If the sum of the roots of the equation $a{{x}^{2}}+bx+c=0$ is equal to sum of their squares, then
(A). ${{a}^{2}}+{{b}^{2}}={{c}^{2}}$
(B). ${{a}^{2}}+{{b}^{2}}=a+b$
(C). $ab+{{b}^{2}}=2ac$
(D). $ab-{{b}^{2}}=2ac$

Answer 1

Hint: Use the relation between the zeroes and the coefficients of a polynomial. Also, try to draw some results using the formula ${{\left( a+b \right)}^{2}}={{a}^{2}}+{{b}^{2}}+2ab$.
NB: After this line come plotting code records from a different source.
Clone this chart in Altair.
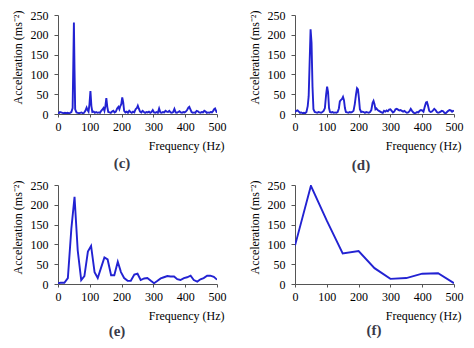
import altair as alt
import pandas as pd

# Panel (c)
c_freq = [0,3,6,10,14,18,22,26,30,34,38,42,46,48,50,52,54,58,62,66,70,74,78,82,86,90,93,96,99,102,105,108,112,116,120,124,128,132,136,140,143,146,149,152,155,158,162,166,170,174,178,182,186,190,193,196,199,202,205,208,212,216,220,224,228,232,236,240,244,248,251,254,258,262,266,270,274,278,282,286,290,294,298,302,306,310,314,318,322,326,330,334,338,342,346,350,354,358,362,366,370,374,378,382,386,390,394,398,402,406,410,413,416,420,424,428,432,436,440,444,448,452,456,460,464,468,472,476,480,484,488,491,494,497,500]
c_acc = [3,2,5,4,3,2,3,2,3,2,3,5,15,120,231,110,12,4,3,2,3,4,2,3,8,16,10,6,25,58,20,5,6,3,5,3,4,3,8,12,15,8,20,40,18,5,4,3,6,8,4,6,14,18,12,20,25,42,30,8,4,6,3,8,5,3,6,4,12,15,21,14,6,4,8,5,3,5,4,6,3,5,10,4,3,5,3,14,4,3,5,4,8,6,5,8,4,3,5,13,4,3,5,7,4,3,5,4,6,10,16,18,12,5,3,4,3,8,7,4,3,5,4,8,6,3,4,3,5,4,8,12,14,8,3]

# Panel (d)
d_freq = [0,4,8,12,16,20,24,28,32,36,40,43,46,49,52,55,58,62,66,70,74,78,82,86,90,94,98,101,104,107,110,114,118,122,126,130,134,138,141,144,148,151,154,157,160,164,168,172,176,180,184,188,192,195,198,201,204,208,212,216,220,224,228,232,236,240,244,247,250,253,256,260,264,268,272,276,280,284,288,292,296,300,304,308,312,316,320,324,328,332,336,340,344,348,352,356,360,364,368,372,376,380,384,388,392,396,400,404,408,412,415,418,422,426,430,434,438,442,446,450,454,458,462,466,470,474,478,482,486,490,494,497,500]
d_acc = [5,8,9,6,3,4,2,3,2,5,20,45,130,214,180,70,12,5,4,3,5,4,3,5,8,15,50,69,55,15,5,4,5,3,4,3,5,14,32,35,38,43,35,15,5,4,3,5,4,5,8,25,50,65,62,40,12,5,6,5,3,5,4,3,5,10,28,33,25,12,14,10,8,6,4,3,8,6,9,7,11,12,8,4,6,12,13,11,9,10,8,6,8,5,3,4,7,13,8,4,2,3,5,4,8,10,9,6,18,29,30,22,8,5,6,9,13,10,5,3,4,6,8,7,3,2,5,8,10,9,6,8,7]

# Panel (e)
e_freq = [0,8,20,31,42,52,62,73,83,94,104,115,125,135,146,156,167,177,188,198,208,219,229,240,250,260,271,281,292,302,313,323,333,344,354,365,375,385,396,406,417,427,438,448,458,469,479,490,500]
e_acc = [2,3,3,15,140,220,85,10,20,82,96,30,15,40,67,62,22,22,56,30,15,8,8,24,26,10,14,15,8,2,8,14,17,20,19,19,12,10,15,17,21,10,6,12,15,21,21,18,11]

# Panel (f)
f_freq = [0,50,100,150,200,250,300,350,400,450,500]
f_acc = [97,248,160,77,83,40,13,15,26,27,2]

x_ticks = [0, 100, 200, 300, 400, 500]
y_ticks = [0, 50, 100, 150, 200, 250]

LINE = "#2222d2"
FONT = "Liberation Serif"
W, H = 159, 99


def panel(freq, acc, label, lx, ly):
    df = pd.DataFrame({"f": freq, "a": acc})
    line = alt.Chart(df).mark_line(color=LINE, strokeWidth=1.9, clip=True).encode(
        x=alt.X(
            "f:Q",
            scale=alt.Scale(domain=[0, 500], nice=False, zero=False),
            axis=alt.Axis(
                values=x_ticks,
                title="Frequency  (Hz)",
                titleX=166,
                titleY=31,
                titleAlign="right",
                titleBaseline="middle",
                labelPadding=4,
                labelFlush=False,
                tickSize=3,
                labelFont=FONT,
                titleFont=FONT,
            ),
        ),
        y=alt.Y(
            "a:Q",
            scale=alt.Scale(domain=[0, 250], nice=False),
            axis=alt.Axis(
                values=y_ticks,
                title="Acceleration  (ms⁻²)",
                titleX=-41,
                titleY=42,
                titleAngle=270,
                titleAlign="center",
                titleBaseline="middle",
                labelPadding=6,
                labelFlush=False,
                tickSize=4,
                labelFont=FONT,
                titleFont=FONT,
            ),
        ),
    )
    lab = alt.Chart(pd.DataFrame({"t": [label]})).mark_text(
        font=FONT, fontSize=15, fontWeight="bold", color="#3a3a48",
        align="center", baseline="middle",
    ).encode(text="t:N", x=alt.value(lx), y=alt.value(ly))
    return alt.layer(line, lab).properties(width=W, height=H)


pc = panel(c_freq, c_acc, "(c)", 64, 148)
pd_ = panel(d_freq, d_acc, "(d)", 66, 150)
pe = panel(e_freq, e_acc, "(e)", 59, 146)
pf = panel(f_freq, f_acc, "(f)", 79, 145)

chart = alt.concat(
    pc, pd_, pe, pf, columns=2,
    spacing=alt.RowColnumber(row=71, column=78),
    bounds="flush",
).properties(
    padding={"left": 11, "top": 8, "right": 5, "bottom": 5},
    background="white",
).configure(font=FONT).configure_view(stroke=None).configure_axis(
    grid=False,
    domainColor="#555555",
    tickColor="#555555",
    labelFontSize=12,
    titleFontSize=12,
    labelColor="#000000",
    titleColor="#000000",
    titleFontWeight="normal",
    domainWidth=1,
)

chart.save("out.html", embed_options={"renderer": "svg", "actions": False})
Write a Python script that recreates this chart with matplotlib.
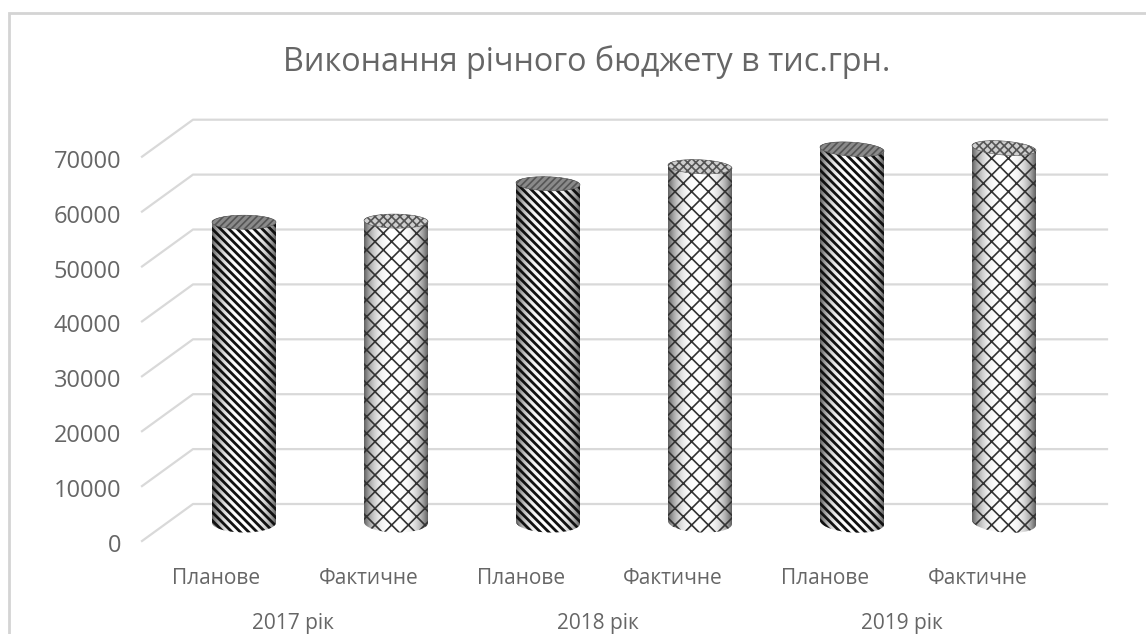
import numpy as np
import matplotlib
matplotlib.use("Agg")
import matplotlib.pyplot as plt
from matplotlib.path import Path
from matplotlib.patches import PathPatch

plt.rcParams['font.family'] = ['Open Sans', 'DejaVu Sans']

title = "Виконання річного бюджету в тис.грн."
years = ["2017 рік", "2018 рік", "2019 рік"]
bar_labels = ["Планове", "Фактичне", "Планове", "Фактичне", "Планове", "Фактичне"]
values = [54700, 54900, 61700, 64800, 68000, 68200]
y_ticks = [0, 10000, 20000, 30000, 40000, 50000, 60000, 70000]

W, H = 1146, 634
x0_px, dx_px = 244.0, 152.0   # pixel x of the first cylinder, pixels per bar
y0_px, k_px = 522.5, 54.9 / 10000   # pixel y of value 0 on the middle plane, pixels per unit
depth_px = 18.5
text_col = "#666666"
grid_col = "#d9d9d9"


def px_x(p):
    return (np.asarray(p, dtype=float) - x0_px) / dx_px


def px_h(p):
    return np.asarray(p, dtype=float) / k_px


fig = plt.figure(figsize=(W / 100, H / 100), dpi=100)
ax = fig.add_axes([0, 0, 1, 1])
ax.axis("off")

# chart frame, open on the right and at the bottom
ax.plot(px_x([9, 9, W]), [px_h(y0_px - H), px_h(y0_px - 13), px_h(y0_px - 13)],
        color="#d4d4d4", lw=2, solid_joinstyle="miter")

# gridlines: slanted floor/wall part and back wall part
for v in y_ticks:
    front = v - px_h(depth_px)
    back = v + px_h(depth_px)
    ax.plot(px_x([142, 193, 1107]), [front, back, back], color=grid_col, lw=1.6,
            solid_joinstyle="round", zorder=1)
    ax.text(float(px_x(121)), front - px_h(5), str(v), ha="right", va="center",
            fontsize=17, color=text_col)

half_w = 32 / dx_px
t = np.linspace(0, np.pi, 60)
grad = 1 - 0.62 * np.abs(np.linspace(-1, 1, 128)) ** 3
grad = grad[None, :]

for i, val in enumerate(values):
    planned = i % 2 == 0
    tilt = px_h(0.5 * i)
    h_top = px_h(7)
    h_bot = px_h(10)
    cx = np.cos(t) * half_w + i
    # body outline: front arc of the bottom, then back arc of the top
    bot_y = -np.sin(t) * h_bot - np.cos(t) * tilt
    top_y = val + np.sin(t) * h_top - np.cos(t) * tilt
    xs = np.r_[cx[::-1], cx]
    ys = np.r_[bot_y[::-1], top_y]
    path = Path(np.c_[xs, ys])

    im = ax.imshow(grad, extent=[i - half_w, i + half_w, -h_bot - tilt, val + h_top + tilt],
                   cmap="gray", vmin=0, vmax=1, aspect="auto", zorder=3)
    body_clip = PathPatch(path, transform=ax.transData, fc="none", ec="none")
    ax.add_patch(body_clip)
    im.set_clip_path(body_clip)

    plt.rcParams['hatch.linewidth'] = 2.0 if planned else 1.2
    ax.add_patch(PathPatch(path, fc="none", ec="#111111" if planned else "#333333", lw=0,
                           hatch="\\" * 4 if planned else "xx", zorder=4))

    # lid of the cylinder
    a = np.linspace(0, 2 * np.pi, 120)
    lid = Path(np.c_[np.cos(a) * half_w + i, val + np.sin(a) * h_top - np.cos(a) * tilt])
    plt.rcParams['hatch.linewidth'] = 1.2
    ax.add_patch(PathPatch(lid, fc="#8a8a8a" if planned else "#cfcfcf", ec="#555555", lw=0.4,
                           hatch="/" * 5 if planned else "xxxx", zorder=5))

    ax.text(float(px_x(216.5 + 152.2 * i)), px_h(y0_px - 579), bar_labels[i], ha="center",
            va="center", fontsize=15, color=text_col)

for j, name in enumerate(years):
    ax.text(float(px_x(293 + 304.5 * j)), px_h(y0_px - 623), name, ha="center", va="center",
            fontsize=15, color=text_col)

ax.text(float(px_x(587)), px_h(y0_px - 62), title, ha="center", va="center", fontsize=23.3,
        color=text_col)

ax.set_xlim(float(px_x(0)), float(px_x(W)))
ax.set_ylim((y0_px - H) / k_px, y0_px / k_px)
fig.savefig("out.png", dpi=100)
Complete step-by-step solution:
For the standard quadratic equation $a{{x}^{2}}+bx+c=0$ , the roots are given by:
$x=\dfrac{-b\pm \sqrt{{{b}^{2}}-4ac}}{2a}$
Now we let the roots of the equation be l and m.
Also, the relation between the coefficients and the roots of a general quadratic equation comes out to be:
Sum of the roots of quadratic equation = $l+m=\dfrac{-\left( \text{coefficient of x} \right)}{\text{coefficient of }{{\text{x}}^{2}}}=\dfrac{-b}{a}$ .
Product of the roots of quadratic equation = \[lm=\dfrac{\text{constant term}}{\text{coefficient of }{{\text{x}}^{2}}}\text{=}\dfrac{\text{c}}{\text{a}}\] .
Now we will move to the actual part of the solution.
So, as it is given in the question that the sum of the roots of the equation $a{{x}^{2}}+bx+c=0$ is equal to the sum of their squares, we can say:
$l+m={{l}^{2}}+{{m}^{2}}$
Now we know ${{\left( a+b \right)}^{2}}={{a}^{2}}+{{b}^{2}}+2ab$, which implies ${{\left( a+b \right)}^{2}}-2ab={{a}^{2}}+{{b}^{2}}$ . So, using this our equation can be written as:
$l+m={{\left( l+m \right)}^{2}}-2lm$
Now, if we use the values from the above results we found, we get
$\dfrac{-b}{a}={{\left( \dfrac{-b}{a} \right)}^{2}}-2\times \dfrac{c}{a}$
$\Rightarrow \dfrac{-b}{a}=\dfrac{{{b}^{2}}}{{{a}^{2}}}-\dfrac{2c}{a}$
$\Rightarrow -ab={{b}^{2}}-2ac$
$\Rightarrow ab+{{b}^{2}}=2ac$
Therefore, the necessary condition for the sum of the roots of the equation $a{{x}^{2}}+bx+c=0$ is equal to the sum of their squares is $ab+{{b}^{2}}=2ac$ . Hence, the answer to the above question is option (c).

Note: Be careful about the signs while using the relation between the coefficients and roots of the polynomial. Also, you need to learn all the formulas related to algebra and exponents, as they are used very often.